Turkey on Saturday launched new military manoeuvres in the eastern Mediterranean expected to last two weeks, in a sign that heightened tensions between Ankara and Athens were likely to continue.
A dispute over maritime borders and gas drilling rights has reignited the long-running rivalry between Greece and Turkey, with the two neighbors staging rival naval drills.
In a message on NAVTEX, the international maritime navigational telex system, Turkey said it would carry out “shooting exercises” from Saturday until September 11 in a zone off the southern Turkish town of Anamur, north of the island of Cyprus.
Ankara already announced on Thursday that military exercises would take place on Tuesday and Wednesday in a zone further east.
In a sign of the volatility of the situation, Turkey's defense ministry said Friday that fighter jets had on Thursday intercepted six Greek aircraft which were approaching a zone where a Turkish research ship was deployed, forcing them to turn around.
On the Eastern Mediterranean and Turkey, we are clear and determined in defending EU’s interests and solidarity with Greece and Cyprus. We want to find paths towards a healthier relationship. It is in the mutual interest of both the EU and Turkey pic.twitter.com/uGQeqUkBqd— Josep Borrell Fontelles (@JosepBorrellF) August 28, 2020
It was the deployment of the Turkish research vessel Oruc Reis into Greek waters on August 10 that caused the current spike in tensions.

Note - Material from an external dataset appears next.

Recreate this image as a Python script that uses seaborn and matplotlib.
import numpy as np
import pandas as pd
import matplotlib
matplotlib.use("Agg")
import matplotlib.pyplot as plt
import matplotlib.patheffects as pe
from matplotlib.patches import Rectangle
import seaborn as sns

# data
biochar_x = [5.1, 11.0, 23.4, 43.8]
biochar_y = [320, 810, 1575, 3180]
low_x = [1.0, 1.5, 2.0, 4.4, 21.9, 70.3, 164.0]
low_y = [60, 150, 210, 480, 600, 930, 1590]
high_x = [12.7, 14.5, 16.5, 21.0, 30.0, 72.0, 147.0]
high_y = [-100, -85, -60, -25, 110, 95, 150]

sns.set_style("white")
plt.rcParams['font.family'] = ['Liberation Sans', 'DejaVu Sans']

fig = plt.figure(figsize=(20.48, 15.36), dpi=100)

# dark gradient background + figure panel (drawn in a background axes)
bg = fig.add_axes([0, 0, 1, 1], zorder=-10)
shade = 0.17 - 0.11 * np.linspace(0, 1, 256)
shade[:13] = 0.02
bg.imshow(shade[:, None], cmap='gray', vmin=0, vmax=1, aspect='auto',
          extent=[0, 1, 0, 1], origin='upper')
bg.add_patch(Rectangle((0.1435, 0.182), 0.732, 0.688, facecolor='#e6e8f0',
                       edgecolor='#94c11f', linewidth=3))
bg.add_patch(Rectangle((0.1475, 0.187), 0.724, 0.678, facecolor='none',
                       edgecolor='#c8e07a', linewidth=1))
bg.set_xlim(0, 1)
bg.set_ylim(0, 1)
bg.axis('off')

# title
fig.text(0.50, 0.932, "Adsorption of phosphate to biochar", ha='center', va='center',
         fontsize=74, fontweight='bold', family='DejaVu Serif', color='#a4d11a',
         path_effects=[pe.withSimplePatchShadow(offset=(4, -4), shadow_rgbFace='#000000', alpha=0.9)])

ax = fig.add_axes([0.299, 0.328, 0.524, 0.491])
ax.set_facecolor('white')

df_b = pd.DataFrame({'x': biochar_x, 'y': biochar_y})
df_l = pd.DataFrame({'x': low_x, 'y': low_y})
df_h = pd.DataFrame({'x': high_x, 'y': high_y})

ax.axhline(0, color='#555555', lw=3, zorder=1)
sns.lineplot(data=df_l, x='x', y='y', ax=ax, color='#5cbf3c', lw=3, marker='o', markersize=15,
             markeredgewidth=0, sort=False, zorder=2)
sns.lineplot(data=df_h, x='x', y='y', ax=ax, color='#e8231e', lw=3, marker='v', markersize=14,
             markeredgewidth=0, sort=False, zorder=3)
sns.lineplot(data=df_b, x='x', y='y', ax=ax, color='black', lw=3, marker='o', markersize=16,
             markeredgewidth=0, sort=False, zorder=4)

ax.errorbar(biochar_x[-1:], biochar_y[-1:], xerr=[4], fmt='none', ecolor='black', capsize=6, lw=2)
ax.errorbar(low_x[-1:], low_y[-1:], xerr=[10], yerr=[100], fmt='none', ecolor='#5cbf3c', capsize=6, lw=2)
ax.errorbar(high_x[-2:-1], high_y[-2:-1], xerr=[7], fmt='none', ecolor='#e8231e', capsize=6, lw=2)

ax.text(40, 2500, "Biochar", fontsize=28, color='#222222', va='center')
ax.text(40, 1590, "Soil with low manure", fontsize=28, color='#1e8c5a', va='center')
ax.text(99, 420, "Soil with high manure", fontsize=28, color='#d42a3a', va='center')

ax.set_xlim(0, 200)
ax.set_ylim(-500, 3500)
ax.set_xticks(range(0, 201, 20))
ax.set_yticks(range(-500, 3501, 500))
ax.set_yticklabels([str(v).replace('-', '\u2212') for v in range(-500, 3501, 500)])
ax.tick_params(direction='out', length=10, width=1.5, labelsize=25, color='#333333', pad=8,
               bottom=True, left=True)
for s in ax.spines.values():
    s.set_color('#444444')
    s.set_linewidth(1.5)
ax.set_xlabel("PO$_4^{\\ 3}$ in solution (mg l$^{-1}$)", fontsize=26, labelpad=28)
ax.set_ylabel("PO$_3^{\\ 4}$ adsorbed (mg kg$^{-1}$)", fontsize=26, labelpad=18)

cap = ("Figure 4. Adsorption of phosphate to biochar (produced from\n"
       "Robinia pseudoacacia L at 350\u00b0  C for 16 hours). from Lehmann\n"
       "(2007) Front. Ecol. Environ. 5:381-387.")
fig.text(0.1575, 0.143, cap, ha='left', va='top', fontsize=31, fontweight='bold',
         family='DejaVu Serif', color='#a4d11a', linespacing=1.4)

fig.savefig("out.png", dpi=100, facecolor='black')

The EU on Friday warned Turkey it could face fresh sanctions - including tough economic measures - unless progress is made in reducing soaring tensions.
Turkey responded angrily to the warning.
“The fact that the EU is appealing for dialogue on the one hand and at the same time making other plans reflects a lack of sincerity,” Vice President Fuat Oktay said Saturday.
“Turkey will not hesitate to defend its interests,” he said.